Overhead image of the vegetarian Thai green curry

Overhead image of the vegetarian Thai green curry

Vegetarian Thai Green Curry

For some serious comfort food, you’ve come to the right recipe — this Thai green curry feels like a hug in a bowl! It’s rich, creamy, and indulgent tasting while being loaded with good-for-you ingredients and a ridiculous amount of veggies. And the best news is these are veggies your kids won’t turn their nose up at — who can resist ’em when they’re bathed in such a luxurious curry sauce?!

Let’s Chat Green Curry Paste

The green curry paste in this recipe is the main flavor of this dish. Over the past few years red and green curry paste have become more mainstream and easier to find in regular grocery stores.

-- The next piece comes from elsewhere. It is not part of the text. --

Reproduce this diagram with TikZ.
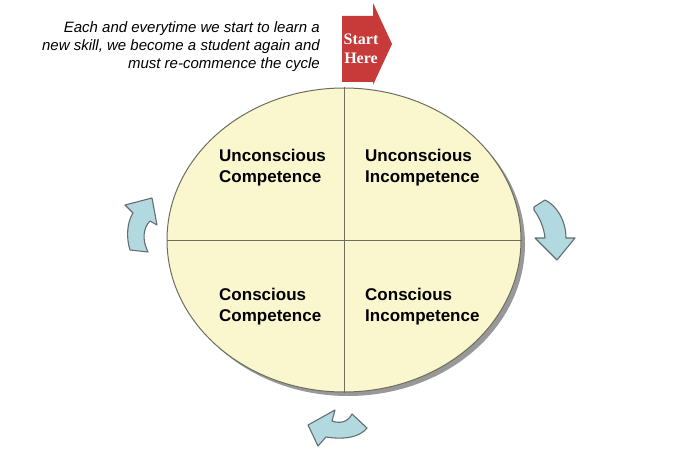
\documentclass[tikz,border=0pt]{standalone}
\usepackage{fontspec}
\setmainfont{Liberation Serif}
\setsansfont{Liberation Sans}
\usetikzlibrary{shapes.geometric,shadows}
\definecolor{cream}{RGB}{250,246,206}
\definecolor{rimgray}{RGB}{110,110,95}
\definecolor{startred}{RGB}{200,58,58}
\definecolor{turnblue}{RGB}{178,216,224}
\definecolor{turnline}{RGB}{100,110,112}
\begin{document}
\begin{tikzpicture}[x=1pt,y=-1pt,
  quad/.style={align=left,anchor=west,inner sep=0pt,font=\sffamily\bfseries\fontsize{17}{21}\selectfont},
  turn/.style={fill=turnblue,draw=turnline,line width=1.1pt,line join=round}]
\useasboundingbox (0,0) rectangle (685,476);
% the cycle
\node[ellipse,draw=rimgray,fill=cream,line width=1pt,minimum width=354pt,minimum height=304pt,inner sep=0pt,
  drop shadow={shadow xshift=4pt,shadow yshift=-4pt,opacity=0.7,fill=gray!85!black}] (cycle) at (344,240) {};
\draw[rimgray,line width=1pt] (cycle.north) -- (cycle.south);
\draw[rimgray,line width=1pt] (cycle.west) -- (cycle.east);
\node[quad] (uc) at (219,168) {Unconscious\\Competence};
\node[quad] (ui) at (365,168) {Unconscious\\Incompetence};
\node[quad] (cc) at (219,307) {Conscious\\Competence};
\node[quad] (ci) at (365,307) {Conscious\\Incompetence};
% start here
\fill[startred] (342,16) -- (373,16) -- (373,3) -- (392,44) -- (373,85) -- (373,82) -- (342,82) -- cycle;
\node[text=white,font=\rmfamily\bfseries\fontsize{16}{19}\selectfont,align=center,inner sep=0pt] (start) at (361,49) {Start\\Here};
\node[align=right,anchor=east,inner sep=0pt,font=\sffamily\itshape\fontsize{15}{18}\selectfont] (note) at (320,47)
  {Each and everytime we start to learn a\\new skill, we become a student again and\\must re-commence the cycle};
% turning arrows
\draw[turn] (534,207) -- (545,200) .. controls (556,205) and (566,220) .. (566,238) -- (575,238) -- (557,260)
  -- (535,238) -- (545,238) .. controls (544,228) and (540,218) .. (534,210) -- cycle;
\draw[turn] (318,446) -- (308,425) -- (335,410) -- (332,421) .. controls (340,424) and (348,422) .. (352,414)
  -- (367,428) .. controls (360,437) and (345,440) .. (326,437) -- cycle;
\draw[turn] (130,250) .. controls (126,238) and (127,222) .. (133,213) -- (125,205) -- (152,198) -- (157,225)
  -- (150,221) .. controls (143,228) and (142,240) .. (148,252) -- cycle;
\end{tikzpicture}
\end{document}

  • Where to find: You’ll likely find it in the international section or aisle of your grocery store. If you’re near an Asian grocery store, you’ll certainly find it there. It’s also very easy, cheap, and convenient to purchase it online.
  • What does it taste like: Green curry paste will differ a bit from brand to brand but typically you’ll find the following ingredients in the paste: fresh green chiles, garlic, wild ginger, shallot, lemon grass, salt, kaffir lime, sugar, galangal, spices (coriander seeds, cumin, cardamom, turmeric), pepper. Green curry paste can be fairly spicy depending on the brand.
  • What brand to use: If you have special dietary restrictions you’ll want to check the ingredients of the curry paste — a lot contain fish sauce or shrimp. If you’re vegetarian or vegan, you’ll want to make sure the brand you use is vegetarian/vegan. If you’re gluten-intolerant, check for that too — a lot of curry pastes are made without gluten. My favorite brand to use is Maesri and Thai Kitchen is another one we’ve used in this Vegetarian Thai Green Curry.
  • How much curry paste to use: The intensity of the curry paste will vary brand to brand. We typically use about 4 tablespoons of Maesri curry paste and 6 tablespoons when using Thai Kitchen — both of these amounts ensure bold flavors without too much heat since the coconut milk sweetness offsets the heat so much.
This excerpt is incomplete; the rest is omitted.